What is the Christmas Season?

What is the Christmas Season?

The greatest feasts, like Christmas and Easter, have liturgical seasons dedicated to them. Christmas is preceded by the Season of Advent, a time of preparation, and the celebration of the Nativity itself is extended in the Christmas Season. This season begins on Christmas Eve, as Catholics rejoice in the Lord’s Birth on December 25th, and extends to the Baptism of the Lord, on the Sunday after the Epiphany.
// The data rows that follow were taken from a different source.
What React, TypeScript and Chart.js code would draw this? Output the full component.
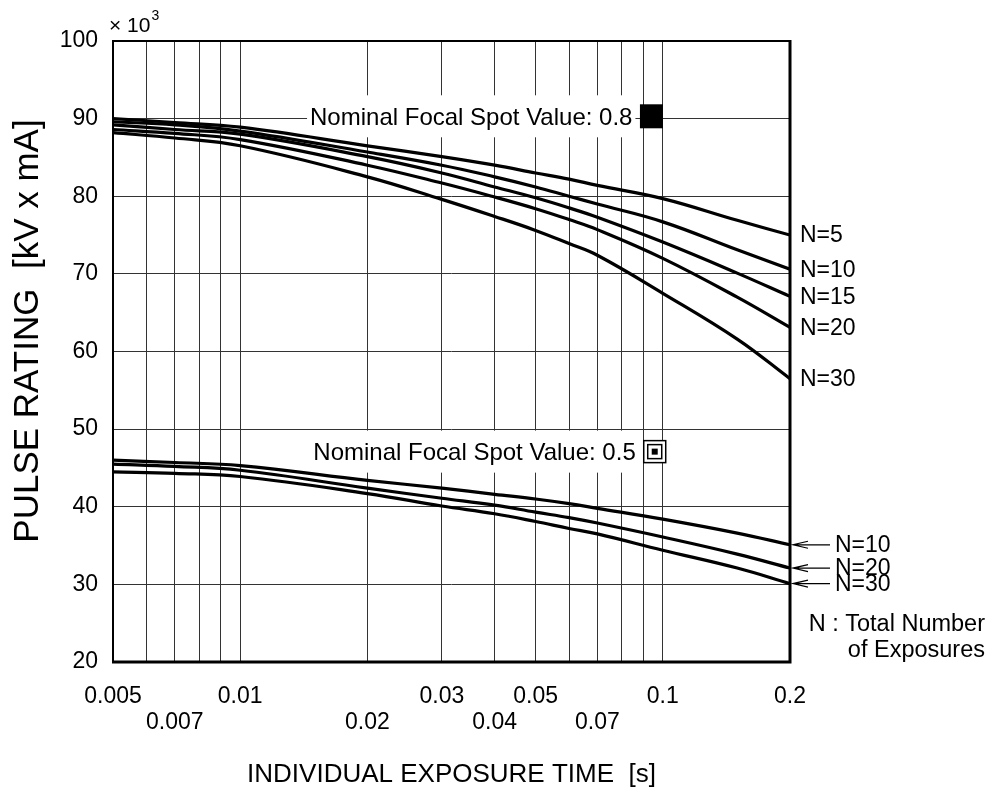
import React, { useEffect, useRef } from "react";
import { Chart, registerables } from "chart.js";

Chart.register(...registerables);

// ---- data ----
const TIMES_HI = [0.005, 0.007, 0.01, 0.02, 0.03, 0.04, 0.05, 0.06, 0.07, 0.1, 0.15, 0.2];
const HI_N5 = [90.0, 89.5, 88.9, 86.5, 85.1, 84.0, 83.0, 82.2, 81.4, 79.7, 76.9, 75.0];
const HI_N10 = [89.6, 89.2, 88.4, 85.7, 84.0, 82.5, 81.2, 80.0, 79.0, 76.7, 73.1, 70.6];
const HI_N15 = [89.2, 88.6, 88.0, 85.1, 83.0, 81.2, 79.8, 78.5, 77.3, 74.1, 70.1, 67.1];
const HI_N20 = [88.6, 88.1, 87.3, 84.0, 81.7, 79.9, 78.4, 77.0, 75.7, 72.0, 67.0, 63.1];
const HI_N30 = [88.2, 87.5, 86.5, 82.5, 79.6, 77.4, 75.6, 73.9, 72.4, 67.5, 61.6, 56.5];

const TIMES_LO = [0.005, 0.007, 0.01, 0.02, 0.03, 0.04, 0.05, 0.06, 0.07, 0.1, 0.15, 0.2];
const LO_N10 = [46.0, 45.7, 45.3, 43.4, 42.4, 41.6, 41.0, 40.4, 39.8, 38.4, 36.6, 35.1];
const LO_N20 = [45.5, 45.2, 44.7, 42.4, 41.1, 40.2, 39.3, 38.6, 37.9, 36.1, 33.9, 32.1];
const LO_N30 = [44.5, 44.3, 43.9, 41.7, 40.1, 39.1, 38.1, 37.2, 36.5, 34.4, 32.1, 30.1];

const HI_LABELS = ["N=5", "N=10", "N=15", "N=20", "N=30"];
const LO_LABELS = ["N=10", "N=20", "N=30"];

const X_GRID = [0.005, 0.006, 0.007, 0.008, 0.009, 0.01, 0.02, 0.03, 0.04, 0.05, 0.06, 0.07, 0.08, 0.09, 0.1, 0.2];
const X_ROW1 = [0.005, 0.01, 0.03, 0.05, 0.1, 0.2];
const X_ROW2 = [0.007, 0.02, 0.04, 0.07];
const X_MIN = 0.005;
const X_MAX = 0.2;
const Y_MIN = 20;
const Y_MAX = 100;
const Y_STEP = 10;

const X_TITLE = "INDIVIDUAL EXPOSURE TIME  [s]";
const Y_TITLE = "PULSE RATING  [kV x mA]";
const SPOT_08 = { text: "Nominal Focal Spot Value: 0.8", x: 0.094, y: 90.3 };
const SPOT_05 = { text: "Nominal Focal Spot Value: 0.5", x: 0.0957, y: 47.1 };
const NOTE = ["N : Total Number", "of Exposures"];

const FONT = "'Liberation Sans', Arial, sans-serif";

const fmt = (v: number) => String(parseFloat(v.toPrecision(3)));
const near = (a: number, b: number) => Math.abs(a - b) / b < 1e-6;

const overlay = {
  id: "overlay",
  beforeDatasetsDraw(chart: any) {
    const { ctx, scales } = chart;
    const x = scales.x, y = scales.y;
    ctx.save();
    ctx.font = `24px ${FONT}`;
    ctx.textBaseline = "middle";
    ctx.textAlign = "right";
    for (const s of [SPOT_08, SPOT_05]) {
      const cx = x.getPixelForValue(s.x);
      const cy = y.getPixelForValue(s.y);
      const tr = cx - 19;
      const w = ctx.measureText(s.text).width;
      ctx.fillStyle = "#fff";
      ctx.fillRect(tr - w - 3, cy - 21, w + 6, 42);
      ctx.fillStyle = "#000";
      ctx.fillText(s.text, tr, cy + 2);
    }
    ctx.restore();
  },
  afterDatasetsDraw(chart: any) {
    const { ctx, chartArea: a, scales } = chart;
    const x = scales.x, y = scales.y;
    ctx.save();
    // frame
    ctx.strokeStyle = "#000";
    ctx.lineWidth = 2;
    ctx.beginPath();
    ctx.moveTo(a.left, a.bottom);
    ctx.lineTo(a.left, a.top);
    ctx.lineTo(a.right, a.top);
    ctx.stroke();
    ctx.lineWidth = 3;
    ctx.beginPath();
    ctx.moveTo(a.left - 1, a.bottom);
    ctx.lineTo(a.right, a.bottom);
    ctx.lineTo(a.right, a.top - 1);
    ctx.stroke();

    // spot symbols
    {
      const cx = x.getPixelForValue(SPOT_08.x);
      const cy = y.getPixelForValue(SPOT_08.y);
      ctx.fillStyle = "#000";
      ctx.fillRect(cx - 11.5, cy - 12, 23, 24);
    }
    {
      const cx = x.getPixelForValue(SPOT_05.x);
      const cy = y.getPixelForValue(SPOT_05.y);
      ctx.fillStyle = "#fff";
      ctx.fillRect(cx - 11, cy - 11, 22, 22);
      ctx.strokeStyle = "#000";
      ctx.lineWidth = 1.5;
      ctx.strokeRect(cx - 11, cy - 11, 22, 22);
      ctx.strokeRect(cx - 7, cy - 7, 14, 14);
      ctx.fillStyle = "#000";
      ctx.fillRect(cx - 3, cy - 3, 6, 6);
    }

    // right labels
    ctx.font = `23px ${FONT}`;
    ctx.fillStyle = "#000";
    ctx.textAlign = "left";
    ctx.textBaseline = "middle";
    const hiEnds = [HI_N5, HI_N10, HI_N15, HI_N20, HI_N30].map((d) => d[d.length - 1]);
    hiEnds.forEach((v, i) => {
      ctx.fillText(HI_LABELS[i], a.right + 10, y.getPixelForValue(v) + 1);
    });
    const loEnds = [LO_N10, LO_N20, LO_N30].map((d) => d[d.length - 1]);
    loEnds.forEach((v, i) => {
      const py = y.getPixelForValue(v);
      ctx.strokeStyle = "#000";
      ctx.lineWidth = 1.2;
      ctx.beginPath();
      ctx.moveTo(a.right + 40, py);
      ctx.lineTo(a.right + 3, py);
      ctx.moveTo(a.right + 18, py - 3.5);
      ctx.lineTo(a.right + 3, py);
      ctx.lineTo(a.right + 18, py + 3.5);
      ctx.stroke();
      ctx.fillText(LO_LABELS[i], a.right + 45, py + 1);
    });

    // note
    ctx.textAlign = "right";
    ctx.font = `23.5px ${FONT}`;
    ctx.fillText(NOTE[0], 985, a.bottom - 37);
    ctx.fillText(NOTE[1], 985, a.bottom - 11);

    // exponent
    ctx.textAlign = "left";
    ctx.textBaseline = "alphabetic";
    ctx.font = `21px ${FONT}`;
    ctx.fillText("× 10", a.left - 4, a.top - 9);
    const w = ctx.measureText("× 10").width;
    ctx.font = `14px ${FONT}`;
    ctx.fillText("3", a.left - 4 + w + 1, a.top - 21);

    // axis titles
    ctx.font = `26px ${FONT}`;
    ctx.textAlign = "center";
    ctx.fillText(X_TITLE, (a.left + a.right) / 2, 782);
    ctx.save();
    ctx.font = `35px ${FONT}`;
    ctx.translate(38, 331);
    ctx.rotate(-Math.PI / 2);
    ctx.fillText(Y_TITLE, 0, 0);
    ctx.restore();
    ctx.restore();
  },
};

const mk = (xs: number[], ys: number[]) => xs.map((t, i) => ({ x: t, y: ys[i] }));

export default function App() {
  const ref = useRef<HTMLCanvasElement | null>(null);
  useEffect(() => {
    if (!ref.current) return;
    const series = [
      mk(TIMES_HI, HI_N5), mk(TIMES_HI, HI_N10), mk(TIMES_HI, HI_N15), mk(TIMES_HI, HI_N20), mk(TIMES_HI, HI_N30),
      mk(TIMES_LO, LO_N10), mk(TIMES_LO, LO_N20), mk(TIMES_LO, LO_N30),
    ];
    const chart = new Chart(ref.current, {
      type: "line",
      data: {
        datasets: series.map((d) => ({
          data: d,
          borderColor: "#000",
          borderWidth: 3.2,
          pointRadius: 0,
          fill: false,
          tension: 0.4,
        })),
      },
      options: {
        responsive: false,
        animation: false,
        devicePixelRatio: 1,
        layout: { padding: { left: 0, top: 41, right: 200, bottom: 0 } },
        plugins: { legend: { display: false }, tooltip: { enabled: false } },
        scales: {
          x: {
            type: "logarithmic",
            min: X_MIN,
            max: X_MAX,
            afterBuildTicks: (s: any) => {
              s.ticks = X_GRID.map((v) => ({ value: v }));
            },
            afterFit: (s: any) => {
              s.height = 129;
            },
            border: { display: false },
            grid: { color: "#333", lineWidth: 1, drawTicks: false },
            ticks: {
              autoSkip: false,
              maxRotation: 0,
              minRotation: 0,
              padding: 22,
              color: "#000",
              font: { family: FONT, size: 23, lineHeight: "26px" },
              callback: (v: any) => {
                const n = Number(v);
                if (X_ROW1.some((r) => near(n, r))) return [fmt(n), ""];
                if (X_ROW2.some((r) => near(n, r))) return ["", fmt(n)];
                return "";
              },
            },
          },
          y: {
            type: "linear",
            min: Y_MIN,
            max: Y_MAX,
            afterFit: (s: any) => {
              s.width = 113;
            },
            border: { display: false },
            grid: { color: "#333", lineWidth: 1, drawTicks: false },
            ticks: {
              stepSize: Y_STEP,
              padding: 15,
              color: "#000",
              font: { family: FONT, size: 23 },
            },
          },
        },
      },
      plugins: [overlay],
    });
    return () => chart.destroy();
  }, []);
  return (
    <canvas
      ref={ref}
      width={990}
      height={791}
      style={{ position: "absolute", left: 0, top: 0, width: 990, height: 791 }}
    />
  );
}
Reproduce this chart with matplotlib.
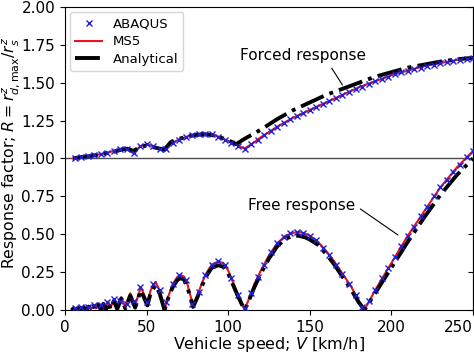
import numpy as np
import matplotlib
matplotlib.use("Agg")
import matplotlib.pyplot as plt

# ABAQUS sample speeds (km/h) and values
abaqus_v = np.arange(6, 251, 4)
abaqus_free = [0.01, 0.02, 0.02, 0.035, 0.03, 0.05, 0.07, 0.06, 0.04, 0.06,
               0.15, 0.05, 0.17, 0.13, 0.05, 0.17, 0.23, 0.20, 0.04, 0.12,
               0.23, 0.30, 0.32, 0.30, 0.21, 0.10, 0.01, 0.11, 0.22, 0.30,
               0.38, 0.44, 0.48, 0.505, 0.515, 0.51, 0.49, 0.46, 0.41, 0.36,
               0.30, 0.24, 0.17, 0.10, 0.02, 0.06, 0.13, 0.21, 0.28, 0.35,
               0.42, 0.49, 0.55, 0.62, 0.68, 0.75, 0.81, 0.86, 0.91, 0.96,
               1.01, 1.05]
abaqus_forced = [1.00, 1.01, 1.015, 1.02, 1.03, 1.035, 1.05, 1.06, 1.06, 1.035,
                 1.08, 1.095, 1.08, 1.06, 1.06, 1.105, 1.125, 1.14, 1.155, 1.16,
                 1.165, 1.16, 1.145, 1.125, 1.105, 1.085, 1.065, 1.095, 1.125, 1.155,
                 1.18, 1.21, 1.235, 1.26, 1.28, 1.30, 1.32, 1.34, 1.36, 1.38,
                 1.40, 1.42, 1.44, 1.46, 1.475, 1.495, 1.51, 1.525, 1.54, 1.555,
                 1.57, 1.58, 1.59, 1.60, 1.61, 1.62, 1.63, 1.64, 1.645, 1.65,
                 1.66, 1.665]

# free response curves
free_v = [4, 5.5, 7, 8.5, 10, 11.5, 13, 14.5, 16, 17.5, 19, 20.5, 22, 23.5,
          25, 26.5, 28, 30, 32, 34.5, 37, 40, 43, 46.5, 50.5, 52.5, 55.5, 58,
          61, 63, 66, 69, 71, 73, 75, 77, 78.5, 81, 84, 87, 90, 94, 97, 100,
          103, 106, 110, 113, 116, 120, 125, 130, 135, 140, 143, 147, 150, 155,
          160, 165, 170, 175, 180, 183.5, 190, 200, 205, 210, 220, 230, 240, 250]
ms5_free = [0.0, 0.01, 0.0, 0.015, 0.005, 0.02, 0.005, 0.025, 0.005, 0.03, 0.01,
            0.04, 0.01, 0.045, 0.01, 0.055, 0.015, 0.07, 0.015, 0.085, 0.02, 0.11,
            0.03, 0.15, 0.05, 0.13, 0.185, 0.13, 0.0, 0.08, 0.17, 0.22, 0.23, 0.22,
            0.17, 0.09, 0.03, 0.09, 0.18, 0.25, 0.30, 0.32, 0.31, 0.26, 0.18, 0.10,
            0.0, 0.08, 0.17, 0.26, 0.36, 0.44, 0.49, 0.51, 0.515, 0.505, 0.49, 0.45,
            0.39, 0.32, 0.24, 0.16, 0.06, 0.0, 0.13, 0.31, 0.40, 0.49, 0.65, 0.81,
            0.94, 1.05]
ana_free = [0.0, 0.01, 0.0, 0.012, 0.0, 0.018, 0.0, 0.022, 0.0, 0.027, 0.0,
            0.035, 0.0, 0.04, 0.0, 0.05, 0.005, 0.06, 0.005, 0.075, 0.01, 0.095,
            0.015, 0.13, 0.03, 0.11, 0.165, 0.11, 0.0, 0.07, 0.15, 0.20, 0.21, 0.20,
            0.15, 0.08, 0.02, 0.08, 0.16, 0.23, 0.28, 0.295, 0.285, 0.24, 0.165, 0.09,
            0.0, 0.07, 0.15, 0.24, 0.34, 0.42, 0.47, 0.49, 0.49, 0.48, 0.465, 0.43,
            0.37, 0.30, 0.22, 0.14, 0.05, 0.0, 0.11, 0.28, 0.365, 0.45, 0.61, 0.76,
            0.89, 1.0]

# forced response curves
forced_v = [5, 10, 15, 20, 25, 30, 35, 38, 42, 46, 50, 54, 58, 61, 65, 70, 75,
            80, 85, 90, 95, 100, 105, 110, 115, 120, 130, 140, 150, 160, 170, 180,
            190, 200, 210, 220, 230, 240, 250]
ms5_forced = [1.0, 1.01, 1.015, 1.025, 1.035, 1.05, 1.065, 1.06, 1.035, 1.08,
              1.095, 1.08, 1.06, 1.05, 1.10, 1.125, 1.145, 1.16, 1.165, 1.16,
              1.14, 1.115, 1.09, 1.065, 1.10, 1.14, 1.21, 1.27, 1.32, 1.37,
              1.42, 1.47, 1.51, 1.55, 1.58, 1.61, 1.63, 1.65, 1.665]
ana_forced = [1.0, 1.01, 1.015, 1.025, 1.035, 1.045, 1.06, 1.065, 1.05, 1.075,
              1.085, 1.075, 1.065, 1.06, 1.11, 1.13, 1.145, 1.155, 1.16, 1.155,
              1.14, 1.12, 1.095, 1.13, 1.16, 1.19, 1.26, 1.32, 1.37, 1.42,
              1.46, 1.50, 1.54, 1.57, 1.60, 1.62, 1.64, 1.655, 1.665]

plt.rcParams['font.size'] = 11
fig, ax = plt.subplots(figsize=(4.74, 3.53), dpi=100)
fig.subplots_adjust(left=0.137, right=0.998, bottom=0.122, top=0.980)

ax.axhline(1.0, color='0.3', lw=1.0, zorder=1)

ax.plot(forced_v, ms5_forced, color='#e8141e', lw=1.5, zorder=3)
ax.plot(free_v, ms5_free, color='#e8141e', lw=1.5, zorder=3, label='MS5')
ax.plot(forced_v, ana_forced, color='black', lw=2.8, ls='-.', zorder=4)
ax.plot(free_v, ana_free, color='black', lw=2.8, ls='-.', zorder=4,
        label='Analytical')
ax.plot(abaqus_v, abaqus_forced, 'x', color='#1f1fd6', ms=5, mew=1.0, zorder=5)
ax.plot(abaqus_v, abaqus_free, 'x', color='#1f1fd6', ms=5, mew=1.0, zorder=5,
        label='ABAQUS')

h, l = ax.get_legend_handles_labels()
order = [2, 0, 1]
ax.legend([h[i] for i in order], [l[i] for i in order], loc='upper left',
          fontsize=9.5, labelspacing=0.35, borderaxespad=0.4)

ax.annotate('Forced response', xy=(170, 1.485), xytext=(146, 1.68),
            ha='center', va='center', fontsize=11,
            arrowprops=dict(arrowstyle='-', lw=0.8, color='black',
                            relpos=(0.7, 0), shrinkA=2, shrinkB=0))
ax.annotate('Free response', xy=(204, 0.495), xytext=(145, 0.69),
            ha='center', va='center', fontsize=11,
            arrowprops=dict(arrowstyle='-', lw=0.8, color='black',
                            relpos=(1, 0.5), shrinkA=2, shrinkB=0))

ax.set_xlim(0, 250)
ax.set_ylim(0, 2.0)
ax.set_xticks([0, 50, 100, 150, 200, 250])
ax.set_yticks(np.arange(0, 2.01, 0.25))
ax.set_xticklabels(['0', '50', '100', '150', '200', '250'])
ax.get_xticklabels()[-1].set_ha('right')
sec = ax.secondary_yaxis('right')
sec.set_yticks(np.arange(0, 2.01, 0.25))
sec.tick_params(direction='in', labelright=False)

ax.set_xlabel('Vehicle speed; $V$ [km/h]', fontsize=11.5, labelpad=0)
ax.set_ylabel(r'Response factor; $R = r^{z}_{d,\mathrm{max}}/r^{z}_{s}$',
              fontsize=11.3)
ax.yaxis.set_label_coords(-0.104, 0.52)

fig.savefig('out.png', dpi=100)
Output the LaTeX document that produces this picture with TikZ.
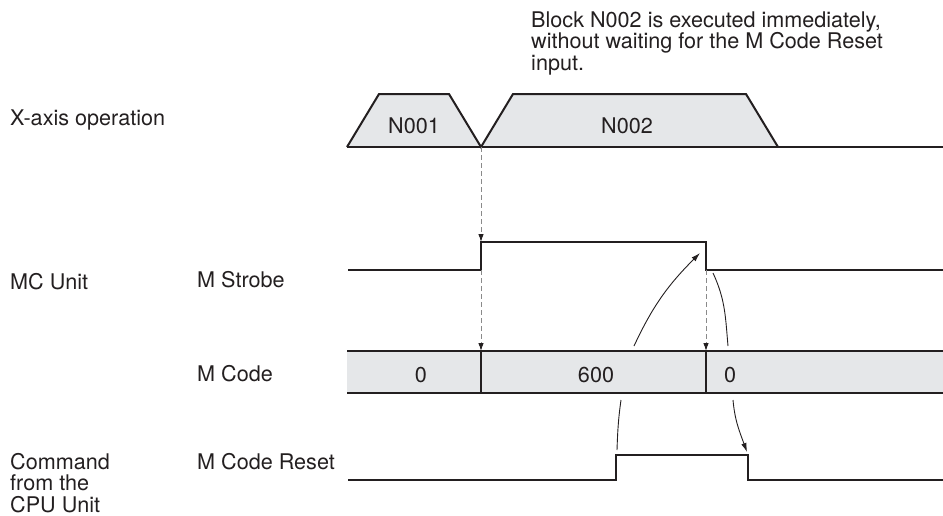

Beginning on Christmas Day, eight days are dedicated to an Octave of Christmas, after the Jewish pattern for the greatest feasts. During this octave the Feast of the Holy Family is celebrated, and it culminates in the honoring of Mary as the Mother of God on January 1st.

This title was first given to her by the early Councils, as a defense of her Son’s divinity against those who argued He was not God, or not eternally so.

The cost of salvation and discipleship is never out of sight, however, during the Octave. The Church recalls the Holy Innocents, killed by Herod in a frantic search for the Messiah, and the proto-martyr Stephen, killed as Saul, later St. Paul, encouraged it.

Finally, the Christmas Season concludes by looking forward to the Public Life and Ministry of Jesus, with the Solemnity of the Epiphany and the Baptism of the Lord. These events, which mark “manifestations” of Christ’s divinity, serve as bookends to His hidden life from infancy to the inauguration of His public ministry.